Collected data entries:

━━━━━━━━━━━━━━━━━━━━

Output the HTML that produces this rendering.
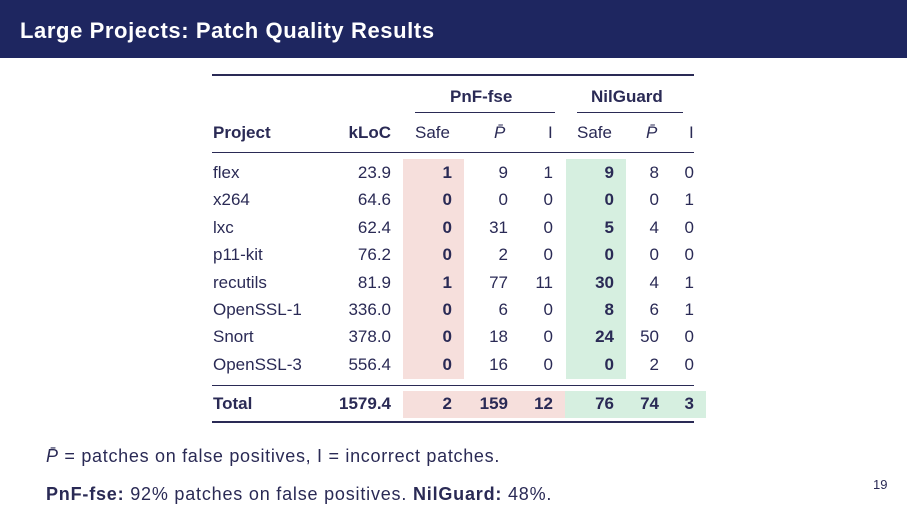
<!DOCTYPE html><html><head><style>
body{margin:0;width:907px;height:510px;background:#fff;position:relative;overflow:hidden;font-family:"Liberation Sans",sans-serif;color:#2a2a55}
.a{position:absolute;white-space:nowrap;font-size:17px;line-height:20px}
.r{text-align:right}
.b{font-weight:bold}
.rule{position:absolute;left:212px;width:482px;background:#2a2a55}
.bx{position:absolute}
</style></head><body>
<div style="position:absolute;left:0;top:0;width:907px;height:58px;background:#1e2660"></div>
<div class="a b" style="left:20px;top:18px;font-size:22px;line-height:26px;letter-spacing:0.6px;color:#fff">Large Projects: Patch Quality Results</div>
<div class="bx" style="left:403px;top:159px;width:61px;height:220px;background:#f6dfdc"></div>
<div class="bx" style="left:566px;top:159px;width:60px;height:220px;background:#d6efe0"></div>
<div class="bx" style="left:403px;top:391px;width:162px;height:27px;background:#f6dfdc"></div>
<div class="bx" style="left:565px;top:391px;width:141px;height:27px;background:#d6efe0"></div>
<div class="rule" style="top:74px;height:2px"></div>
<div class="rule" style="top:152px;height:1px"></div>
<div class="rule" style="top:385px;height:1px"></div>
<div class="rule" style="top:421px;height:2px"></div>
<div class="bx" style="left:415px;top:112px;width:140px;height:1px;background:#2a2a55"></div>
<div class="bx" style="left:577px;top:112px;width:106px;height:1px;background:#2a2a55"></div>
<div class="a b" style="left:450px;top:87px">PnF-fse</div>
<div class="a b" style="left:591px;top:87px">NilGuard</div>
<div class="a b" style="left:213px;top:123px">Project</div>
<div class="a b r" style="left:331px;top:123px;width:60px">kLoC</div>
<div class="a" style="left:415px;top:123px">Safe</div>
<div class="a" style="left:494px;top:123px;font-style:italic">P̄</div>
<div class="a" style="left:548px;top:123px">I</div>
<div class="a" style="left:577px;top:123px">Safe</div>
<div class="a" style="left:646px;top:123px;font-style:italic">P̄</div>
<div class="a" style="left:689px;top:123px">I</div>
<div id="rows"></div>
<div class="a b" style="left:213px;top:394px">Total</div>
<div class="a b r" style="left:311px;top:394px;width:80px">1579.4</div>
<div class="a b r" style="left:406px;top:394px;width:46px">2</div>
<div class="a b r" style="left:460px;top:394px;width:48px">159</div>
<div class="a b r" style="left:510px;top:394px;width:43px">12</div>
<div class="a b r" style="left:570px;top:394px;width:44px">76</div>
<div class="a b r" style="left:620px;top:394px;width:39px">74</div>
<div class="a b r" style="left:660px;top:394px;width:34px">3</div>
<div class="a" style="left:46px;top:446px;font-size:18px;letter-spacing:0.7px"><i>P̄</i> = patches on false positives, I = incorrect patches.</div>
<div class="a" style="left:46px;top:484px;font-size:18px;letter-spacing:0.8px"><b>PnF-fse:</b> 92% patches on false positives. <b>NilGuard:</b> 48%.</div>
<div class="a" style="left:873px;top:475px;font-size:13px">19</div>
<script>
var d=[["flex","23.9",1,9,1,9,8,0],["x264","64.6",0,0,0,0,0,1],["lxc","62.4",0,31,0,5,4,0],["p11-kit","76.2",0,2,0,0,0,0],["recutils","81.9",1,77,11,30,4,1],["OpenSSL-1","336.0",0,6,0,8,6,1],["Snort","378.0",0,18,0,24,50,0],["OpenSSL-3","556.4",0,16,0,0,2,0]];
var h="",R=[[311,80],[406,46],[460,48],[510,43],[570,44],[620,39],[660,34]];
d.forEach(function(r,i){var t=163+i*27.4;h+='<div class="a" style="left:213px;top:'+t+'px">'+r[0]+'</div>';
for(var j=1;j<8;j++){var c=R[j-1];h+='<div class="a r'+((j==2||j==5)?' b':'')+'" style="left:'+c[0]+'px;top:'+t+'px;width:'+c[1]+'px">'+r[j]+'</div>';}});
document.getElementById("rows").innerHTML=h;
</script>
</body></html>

━━━━━━━━━━━━━━━━━━━━

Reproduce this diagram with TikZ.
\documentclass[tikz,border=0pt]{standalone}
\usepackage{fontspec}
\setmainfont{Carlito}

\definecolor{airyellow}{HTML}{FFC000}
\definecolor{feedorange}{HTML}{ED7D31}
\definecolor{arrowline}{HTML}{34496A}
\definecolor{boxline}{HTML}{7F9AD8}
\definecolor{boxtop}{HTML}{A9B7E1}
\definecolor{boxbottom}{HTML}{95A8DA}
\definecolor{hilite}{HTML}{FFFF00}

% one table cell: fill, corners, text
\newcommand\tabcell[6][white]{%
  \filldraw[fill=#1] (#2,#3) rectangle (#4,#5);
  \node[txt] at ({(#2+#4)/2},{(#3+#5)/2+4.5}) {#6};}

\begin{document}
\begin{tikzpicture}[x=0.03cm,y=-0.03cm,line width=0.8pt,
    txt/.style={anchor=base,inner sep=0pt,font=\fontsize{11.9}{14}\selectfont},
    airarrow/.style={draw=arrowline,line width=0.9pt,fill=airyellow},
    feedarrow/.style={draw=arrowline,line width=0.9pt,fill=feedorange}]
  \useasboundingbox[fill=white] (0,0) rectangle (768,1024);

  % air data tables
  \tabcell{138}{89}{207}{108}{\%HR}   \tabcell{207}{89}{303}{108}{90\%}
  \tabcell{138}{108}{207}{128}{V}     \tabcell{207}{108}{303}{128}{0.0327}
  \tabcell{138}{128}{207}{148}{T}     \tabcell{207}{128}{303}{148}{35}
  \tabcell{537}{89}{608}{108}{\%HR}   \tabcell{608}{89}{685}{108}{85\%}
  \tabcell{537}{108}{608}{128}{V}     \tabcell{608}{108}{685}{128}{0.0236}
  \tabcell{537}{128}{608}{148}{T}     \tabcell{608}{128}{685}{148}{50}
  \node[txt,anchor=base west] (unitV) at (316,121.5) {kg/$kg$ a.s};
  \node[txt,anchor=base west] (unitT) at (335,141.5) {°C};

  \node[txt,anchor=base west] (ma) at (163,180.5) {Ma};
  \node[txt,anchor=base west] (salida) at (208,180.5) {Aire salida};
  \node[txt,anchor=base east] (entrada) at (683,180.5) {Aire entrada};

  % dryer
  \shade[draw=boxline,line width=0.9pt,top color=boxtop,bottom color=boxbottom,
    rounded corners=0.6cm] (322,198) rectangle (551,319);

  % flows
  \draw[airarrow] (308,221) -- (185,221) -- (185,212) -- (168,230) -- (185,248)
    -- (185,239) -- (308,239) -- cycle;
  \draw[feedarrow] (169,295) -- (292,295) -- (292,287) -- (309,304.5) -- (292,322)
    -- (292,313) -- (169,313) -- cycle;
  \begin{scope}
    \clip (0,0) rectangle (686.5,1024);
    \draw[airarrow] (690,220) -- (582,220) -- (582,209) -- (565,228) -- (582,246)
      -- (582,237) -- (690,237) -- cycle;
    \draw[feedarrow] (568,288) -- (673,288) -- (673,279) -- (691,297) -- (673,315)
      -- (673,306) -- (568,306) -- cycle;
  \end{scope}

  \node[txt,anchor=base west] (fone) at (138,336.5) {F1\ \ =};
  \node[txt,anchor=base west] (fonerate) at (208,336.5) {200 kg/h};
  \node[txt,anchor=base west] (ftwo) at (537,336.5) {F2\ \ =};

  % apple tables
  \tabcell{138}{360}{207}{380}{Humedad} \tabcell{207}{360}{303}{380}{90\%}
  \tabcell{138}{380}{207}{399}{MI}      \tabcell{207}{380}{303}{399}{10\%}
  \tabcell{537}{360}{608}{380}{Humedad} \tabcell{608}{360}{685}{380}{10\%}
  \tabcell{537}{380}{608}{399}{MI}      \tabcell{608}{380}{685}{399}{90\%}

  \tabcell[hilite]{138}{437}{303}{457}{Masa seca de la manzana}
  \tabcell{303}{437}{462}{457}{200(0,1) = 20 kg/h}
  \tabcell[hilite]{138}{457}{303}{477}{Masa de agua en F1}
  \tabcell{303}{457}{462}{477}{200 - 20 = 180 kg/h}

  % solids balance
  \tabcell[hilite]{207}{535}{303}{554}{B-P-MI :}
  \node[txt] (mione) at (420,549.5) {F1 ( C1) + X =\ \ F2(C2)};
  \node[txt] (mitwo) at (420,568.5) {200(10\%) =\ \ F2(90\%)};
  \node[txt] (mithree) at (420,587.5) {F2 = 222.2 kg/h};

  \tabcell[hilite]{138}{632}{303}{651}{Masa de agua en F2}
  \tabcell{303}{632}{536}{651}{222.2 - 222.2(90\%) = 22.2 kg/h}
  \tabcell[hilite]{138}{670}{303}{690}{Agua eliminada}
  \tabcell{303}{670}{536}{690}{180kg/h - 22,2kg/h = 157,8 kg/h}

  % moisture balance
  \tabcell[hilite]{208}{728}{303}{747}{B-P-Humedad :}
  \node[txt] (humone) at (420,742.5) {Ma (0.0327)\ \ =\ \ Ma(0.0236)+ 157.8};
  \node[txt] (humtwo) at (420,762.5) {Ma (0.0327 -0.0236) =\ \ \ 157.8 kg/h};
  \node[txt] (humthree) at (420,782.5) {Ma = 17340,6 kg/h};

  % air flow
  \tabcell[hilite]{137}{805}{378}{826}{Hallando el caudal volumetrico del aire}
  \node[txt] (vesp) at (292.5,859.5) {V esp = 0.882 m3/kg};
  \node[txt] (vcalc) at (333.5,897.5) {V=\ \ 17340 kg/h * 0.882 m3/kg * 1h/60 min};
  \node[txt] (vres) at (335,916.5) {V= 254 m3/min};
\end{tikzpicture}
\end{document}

━━━━━━━━━━━━━━━━━━━━

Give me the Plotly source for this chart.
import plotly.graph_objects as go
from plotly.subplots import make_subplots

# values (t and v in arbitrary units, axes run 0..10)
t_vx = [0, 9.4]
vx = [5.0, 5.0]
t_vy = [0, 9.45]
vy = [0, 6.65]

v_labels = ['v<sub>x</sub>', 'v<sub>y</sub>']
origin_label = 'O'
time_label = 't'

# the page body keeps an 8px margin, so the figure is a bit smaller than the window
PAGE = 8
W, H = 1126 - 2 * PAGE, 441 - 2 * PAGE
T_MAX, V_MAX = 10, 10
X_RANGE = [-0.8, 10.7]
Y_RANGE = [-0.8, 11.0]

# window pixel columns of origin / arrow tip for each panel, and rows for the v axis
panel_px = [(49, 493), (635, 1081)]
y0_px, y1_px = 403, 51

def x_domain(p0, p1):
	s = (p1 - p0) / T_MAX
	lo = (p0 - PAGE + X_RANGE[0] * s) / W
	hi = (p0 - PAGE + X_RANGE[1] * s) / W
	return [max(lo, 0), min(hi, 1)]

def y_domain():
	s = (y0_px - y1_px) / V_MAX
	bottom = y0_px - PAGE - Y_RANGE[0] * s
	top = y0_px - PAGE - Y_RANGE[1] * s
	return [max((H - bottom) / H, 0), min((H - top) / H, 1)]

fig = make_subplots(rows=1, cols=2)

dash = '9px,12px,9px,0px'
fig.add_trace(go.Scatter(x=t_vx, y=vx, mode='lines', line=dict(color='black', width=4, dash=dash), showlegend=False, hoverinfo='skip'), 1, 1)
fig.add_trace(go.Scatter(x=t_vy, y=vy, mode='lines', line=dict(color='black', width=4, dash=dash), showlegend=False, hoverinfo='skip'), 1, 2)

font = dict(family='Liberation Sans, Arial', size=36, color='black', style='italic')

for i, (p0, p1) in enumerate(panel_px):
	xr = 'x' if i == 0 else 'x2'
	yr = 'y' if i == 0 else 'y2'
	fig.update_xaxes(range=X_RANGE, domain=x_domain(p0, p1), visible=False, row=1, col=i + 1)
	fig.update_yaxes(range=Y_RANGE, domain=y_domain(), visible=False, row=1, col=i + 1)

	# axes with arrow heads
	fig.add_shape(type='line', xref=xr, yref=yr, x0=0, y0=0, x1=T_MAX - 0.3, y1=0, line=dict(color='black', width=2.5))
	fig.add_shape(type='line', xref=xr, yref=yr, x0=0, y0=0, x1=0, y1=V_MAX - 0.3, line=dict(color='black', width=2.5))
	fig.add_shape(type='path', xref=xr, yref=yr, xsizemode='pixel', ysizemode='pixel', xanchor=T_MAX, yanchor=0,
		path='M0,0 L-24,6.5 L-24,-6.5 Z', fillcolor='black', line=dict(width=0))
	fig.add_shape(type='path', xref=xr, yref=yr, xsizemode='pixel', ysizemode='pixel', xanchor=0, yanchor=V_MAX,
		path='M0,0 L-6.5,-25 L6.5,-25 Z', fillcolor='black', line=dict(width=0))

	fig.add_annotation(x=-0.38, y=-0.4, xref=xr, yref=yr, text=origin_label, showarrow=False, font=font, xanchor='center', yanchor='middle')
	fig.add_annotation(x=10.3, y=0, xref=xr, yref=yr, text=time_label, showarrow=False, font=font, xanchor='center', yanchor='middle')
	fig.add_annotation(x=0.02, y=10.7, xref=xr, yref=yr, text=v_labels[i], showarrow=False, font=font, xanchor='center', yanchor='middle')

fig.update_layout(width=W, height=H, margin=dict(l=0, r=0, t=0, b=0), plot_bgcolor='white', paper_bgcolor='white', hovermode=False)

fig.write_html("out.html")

━━━━━━━━━━━━━━━━━━━━

[GIVEN REQUEST] Return, unchanged, the run of lines above that opens with the line containing "Reproduce this diagram with TikZ." and closes with the line containing "(0,0) rectangle (768,1024);". Include both.

[SOLVED EXERCISE]
Reproduce this diagram with TikZ.
\documentclass[tikz,border=0pt]{standalone}
\usepackage{fontspec}
\setmainfont{Carlito}

\definecolor{airyellow}{HTML}{FFC000}
\definecolor{feedorange}{HTML}{ED7D31}
\definecolor{arrowline}{HTML}{34496A}
\definecolor{boxline}{HTML}{7F9AD8}
\definecolor{boxtop}{HTML}{A9B7E1}
\definecolor{boxbottom}{HTML}{95A8DA}
\definecolor{hilite}{HTML}{FFFF00}

% one table cell: fill, corners, text
\newcommand\tabcell[6][white]{%
  \filldraw[fill=#1] (#2,#3) rectangle (#4,#5);
  \node[txt] at ({(#2+#4)/2},{(#3+#5)/2+4.5}) {#6};}

\begin{document}
\begin{tikzpicture}[x=0.03cm,y=-0.03cm,line width=0.8pt,
    txt/.style={anchor=base,inner sep=0pt,font=\fontsize{11.9}{14}\selectfont},
    airarrow/.style={draw=arrowline,line width=0.9pt,fill=airyellow},
    feedarrow/.style={draw=arrowline,line width=0.9pt,fill=feedorange}]
  \useasboundingbox[fill=white] (0,0) rectangle (768,1024);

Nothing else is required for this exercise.